Minister for Natural Resources Noel Dempsey has said it would not be "prudent" for him to interfere in yesterday's High Court ruling. He is expected to come under pressure in the Dáil today when several Mayo TDs seek to have the issue raised on the adjournment debate.
Three Mayo TDs - Michael Ring (FG), Dr Jerry Cowley (Ind) and Beverley Flynn (Ind) - attended a meeting hosted by the Council for the West in Leinster House last night, along with Shell E&P Ireland.
Independent TD Joe Higgins, Sinn Féin's agriculture spokesman Martin Ferris and Labour energy spokesman Tommy Broughan have also called on the Minister to take action.
Council for the West chairman Sean Hannick said while his organisation supported the €900 million Corrib gas project he was very unhappy with yesterday's development. "The law had to be upheld, but sending people to prison is not going to do any good."
The five, who represented themselves, explained their health and safety concerns over the high-pressure onshore pipeline linking the Corrib gas field to an onshore terminal to Justice McMenamin.

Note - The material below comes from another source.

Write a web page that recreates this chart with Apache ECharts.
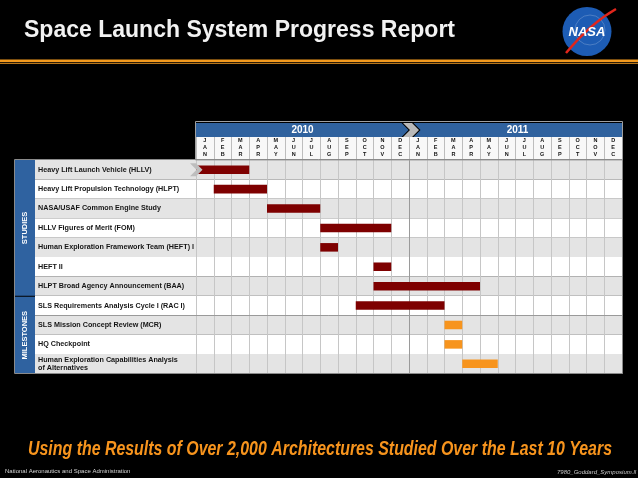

Supporters of the five men held a protest outside Mountjoy prison last night. "We're 100 per cent behind them - if there was a percentage higher than that we'd be there," said Terry Clancy, spokesman for environmental group Shell To Sea which is campaigning against the pipeline.
Mary Corduff, wife of farmer Willie Corduff, said that she was "devastated".
"We are dealing with a multinational company that wants to make profit. Our lives don't matter."
Caitlin Ní Sheighin said she was very proud of her husband for "standing up for what he believes is right".